Records for processing
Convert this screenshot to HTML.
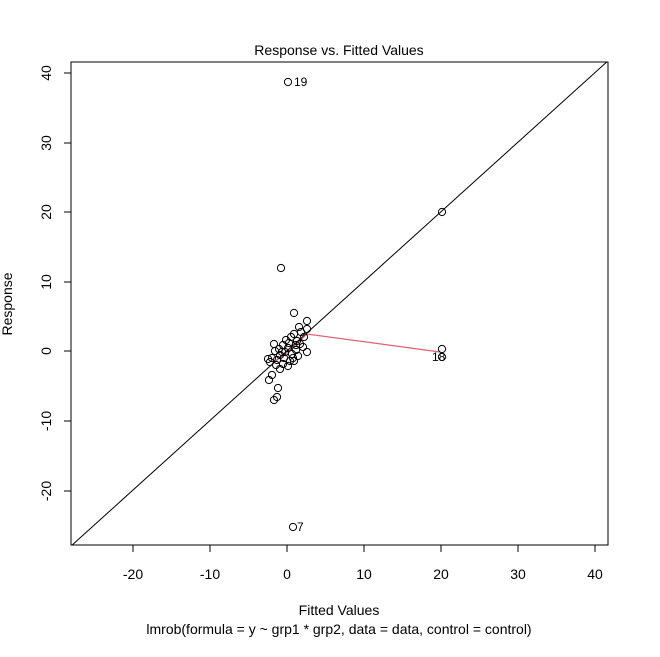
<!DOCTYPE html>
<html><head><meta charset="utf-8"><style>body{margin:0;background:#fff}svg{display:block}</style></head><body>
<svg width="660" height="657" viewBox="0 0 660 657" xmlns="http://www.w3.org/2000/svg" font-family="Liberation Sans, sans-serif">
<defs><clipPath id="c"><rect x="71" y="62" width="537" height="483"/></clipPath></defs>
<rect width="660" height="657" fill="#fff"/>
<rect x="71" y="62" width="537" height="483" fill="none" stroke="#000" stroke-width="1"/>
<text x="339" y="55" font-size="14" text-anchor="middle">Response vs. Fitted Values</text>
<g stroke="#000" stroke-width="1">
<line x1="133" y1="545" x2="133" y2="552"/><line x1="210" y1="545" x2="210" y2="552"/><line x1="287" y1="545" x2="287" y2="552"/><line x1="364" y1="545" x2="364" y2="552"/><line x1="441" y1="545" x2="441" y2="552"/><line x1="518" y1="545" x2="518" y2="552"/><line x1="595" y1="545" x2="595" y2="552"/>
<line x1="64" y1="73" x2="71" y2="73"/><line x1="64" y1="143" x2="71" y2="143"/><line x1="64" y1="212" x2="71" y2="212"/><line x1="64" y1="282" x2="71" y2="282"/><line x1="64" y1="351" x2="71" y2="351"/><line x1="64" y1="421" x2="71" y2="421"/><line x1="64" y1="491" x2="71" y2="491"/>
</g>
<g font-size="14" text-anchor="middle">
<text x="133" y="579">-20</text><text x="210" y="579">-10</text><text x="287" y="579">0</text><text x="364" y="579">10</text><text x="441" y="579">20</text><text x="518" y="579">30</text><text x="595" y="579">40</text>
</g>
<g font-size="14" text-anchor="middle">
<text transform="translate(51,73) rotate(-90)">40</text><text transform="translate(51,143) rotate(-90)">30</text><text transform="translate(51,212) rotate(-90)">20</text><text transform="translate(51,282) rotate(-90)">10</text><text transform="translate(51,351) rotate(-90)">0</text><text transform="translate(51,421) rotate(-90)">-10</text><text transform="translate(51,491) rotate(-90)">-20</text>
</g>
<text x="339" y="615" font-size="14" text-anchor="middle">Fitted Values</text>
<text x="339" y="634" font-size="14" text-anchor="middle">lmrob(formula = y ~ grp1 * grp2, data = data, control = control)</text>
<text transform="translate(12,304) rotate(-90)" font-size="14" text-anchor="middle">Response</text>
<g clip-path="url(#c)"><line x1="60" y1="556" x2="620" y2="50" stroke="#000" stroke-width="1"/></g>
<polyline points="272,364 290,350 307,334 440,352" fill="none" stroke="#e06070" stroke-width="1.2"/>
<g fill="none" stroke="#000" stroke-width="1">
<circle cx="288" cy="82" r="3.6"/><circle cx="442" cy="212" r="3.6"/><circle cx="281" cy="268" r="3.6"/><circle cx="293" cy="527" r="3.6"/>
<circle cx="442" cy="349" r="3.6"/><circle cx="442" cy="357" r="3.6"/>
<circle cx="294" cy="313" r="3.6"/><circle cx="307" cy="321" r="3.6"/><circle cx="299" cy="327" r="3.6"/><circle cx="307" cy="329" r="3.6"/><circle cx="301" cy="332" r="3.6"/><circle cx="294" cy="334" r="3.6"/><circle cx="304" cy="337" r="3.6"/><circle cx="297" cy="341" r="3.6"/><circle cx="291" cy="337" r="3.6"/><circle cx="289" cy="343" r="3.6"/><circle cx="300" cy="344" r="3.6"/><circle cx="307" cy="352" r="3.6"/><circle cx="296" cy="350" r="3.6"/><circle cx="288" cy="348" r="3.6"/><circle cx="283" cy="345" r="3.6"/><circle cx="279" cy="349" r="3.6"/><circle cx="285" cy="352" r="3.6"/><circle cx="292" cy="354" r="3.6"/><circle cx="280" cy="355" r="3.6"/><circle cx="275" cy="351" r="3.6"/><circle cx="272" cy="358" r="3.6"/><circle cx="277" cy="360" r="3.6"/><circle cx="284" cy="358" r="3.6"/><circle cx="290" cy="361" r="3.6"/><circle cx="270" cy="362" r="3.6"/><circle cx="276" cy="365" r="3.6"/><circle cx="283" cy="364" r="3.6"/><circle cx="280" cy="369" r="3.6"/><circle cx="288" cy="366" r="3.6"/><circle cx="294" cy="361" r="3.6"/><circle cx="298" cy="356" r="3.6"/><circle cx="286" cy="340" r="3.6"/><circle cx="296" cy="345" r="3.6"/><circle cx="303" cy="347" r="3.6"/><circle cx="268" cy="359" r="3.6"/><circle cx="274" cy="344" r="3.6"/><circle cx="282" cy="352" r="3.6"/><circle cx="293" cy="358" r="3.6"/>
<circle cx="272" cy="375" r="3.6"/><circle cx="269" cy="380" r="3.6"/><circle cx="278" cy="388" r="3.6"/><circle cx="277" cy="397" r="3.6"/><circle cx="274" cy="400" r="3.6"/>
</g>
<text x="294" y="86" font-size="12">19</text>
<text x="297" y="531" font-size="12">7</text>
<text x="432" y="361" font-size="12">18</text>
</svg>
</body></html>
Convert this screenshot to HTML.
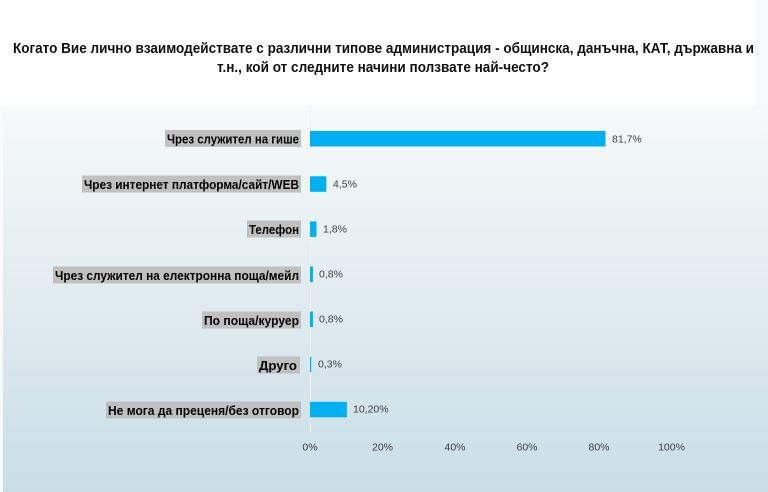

Problem details
Except for the pictures, print the data above exactly.

Exercise answer
Convert this screenshot to HTML.
<!DOCTYPE html>
<html><head><meta charset="utf-8"><style>body{margin:0;background:#fff}svg{display:block}</style></head><body>
<svg width="660" height="657" viewBox="0 0 660 657" xmlns="http://www.w3.org/2000/svg" font-family="Liberation Sans, sans-serif">
<defs><clipPath id="c"><rect x="71" y="62" width="537" height="483"/></clipPath></defs>
<rect width="660" height="657" fill="#fff"/>
<rect x="71" y="62" width="537" height="483" fill="none" stroke="#000" stroke-width="1"/>
<text x="339" y="55" font-size="14" text-anchor="middle">Response vs. Fitted Values</text>
<g stroke="#000" stroke-width="1">
<line x1="133" y1="545" x2="133" y2="552"/><line x1="210" y1="545" x2="210" y2="552"/><line x1="287" y1="545" x2="287" y2="552"/><line x1="364" y1="545" x2="364" y2="552"/><line x1="441" y1="545" x2="441" y2="552"/><line x1="518" y1="545" x2="518" y2="552"/><line x1="595" y1="545" x2="595" y2="552"/>
<line x1="64" y1="73" x2="71" y2="73"/><line x1="64" y1="143" x2="71" y2="143"/><line x1="64" y1="212" x2="71" y2="212"/><line x1="64" y1="282" x2="71" y2="282"/><line x1="64" y1="351" x2="71" y2="351"/><line x1="64" y1="421" x2="71" y2="421"/><line x1="64" y1="491" x2="71" y2="491"/>
</g>
<g font-size="14" text-anchor="middle">
<text x="133" y="579">-20</text><text x="210" y="579">-10</text><text x="287" y="579">0</text><text x="364" y="579">10</text><text x="441" y="579">20</text><text x="518" y="579">30</text><text x="595" y="579">40</text>
</g>
<g font-size="14" text-anchor="middle">
<text transform="translate(51,73) rotate(-90)">40</text><text transform="translate(51,143) rotate(-90)">30</text><text transform="translate(51,212) rotate(-90)">20</text><text transform="translate(51,282) rotate(-90)">10</text><text transform="translate(51,351) rotate(-90)">0</text><text transform="translate(51,421) rotate(-90)">-10</text><text transform="translate(51,491) rotate(-90)">-20</text>
</g>
<text x="339" y="615" font-size="14" text-anchor="middle">Fitted Values</text>
<text x="339" y="634" font-size="14" text-anchor="middle">lmrob(formula = y ~ grp1 * grp2, data = data, control = control)</text>
<text transform="translate(12,304) rotate(-90)" font-size="14" text-anchor="middle">Response</text>
<g clip-path="url(#c)"><line x1="60" y1="556" x2="620" y2="50" stroke="#000" stroke-width="1"/></g>
<polyline points="272,364 290,350 307,334 440,352" fill="none" stroke="#e06070" stroke-width="1.2"/>
<g fill="none" stroke="#000" stroke-width="1">
<circle cx="288" cy="82" r="3.6"/><circle cx="442" cy="212" r="3.6"/><circle cx="281" cy="268" r="3.6"/><circle cx="293" cy="527" r="3.6"/>
<circle cx="442" cy="349" r="3.6"/><circle cx="442" cy="357" r="3.6"/>
<circle cx="294" cy="313" r="3.6"/><circle cx="307" cy="321" r="3.6"/><circle cx="299" cy="327" r="3.6"/><circle cx="307" cy="329" r="3.6"/><circle cx="301" cy="332" r="3.6"/><circle cx="294" cy="334" r="3.6"/><circle cx="304" cy="337" r="3.6"/><circle cx="297" cy="341" r="3.6"/><circle cx="291" cy="337" r="3.6"/><circle cx="289" cy="343" r="3.6"/><circle cx="300" cy="344" r="3.6"/><circle cx="307" cy="352" r="3.6"/><circle cx="296" cy="350" r="3.6"/><circle cx="288" cy="348" r="3.6"/><circle cx="283" cy="345" r="3.6"/><circle cx="279" cy="349" r="3.6"/><circle cx="285" cy="352" r="3.6"/><circle cx="292" cy="354" r="3.6"/><circle cx="280" cy="355" r="3.6"/><circle cx="275" cy="351" r="3.6"/><circle cx="272" cy="358" r="3.6"/><circle cx="277" cy="360" r="3.6"/><circle cx="284" cy="358" r="3.6"/><circle cx="290" cy="361" r="3.6"/><circle cx="270" cy="362" r="3.6"/><circle cx="276" cy="365" r="3.6"/><circle cx="283" cy="364" r="3.6"/><circle cx="280" cy="369" r="3.6"/><circle cx="288" cy="366" r="3.6"/><circle cx="294" cy="361" r="3.6"/><circle cx="298" cy="356" r="3.6"/><circle cx="286" cy="340" r="3.6"/><circle cx="296" cy="345" r="3.6"/><circle cx="303" cy="347" r="3.6"/><circle cx="268" cy="359" r="3.6"/><circle cx="274" cy="344" r="3.6"/><circle cx="282" cy="352" r="3.6"/><circle cx="293" cy="358" r="3.6"/>
<circle cx="272" cy="375" r="3.6"/><circle cx="269" cy="380" r="3.6"/><circle cx="278" cy="388" r="3.6"/><circle cx="277" cy="397" r="3.6"/><circle cx="274" cy="400" r="3.6"/>
</g>
<text x="294" y="86" font-size="12">19</text>
<text x="297" y="531" font-size="12">7</text>
<text x="432" y="361" font-size="12">18</text>
</svg>
</body></html>
Convert this screenshot to HTML.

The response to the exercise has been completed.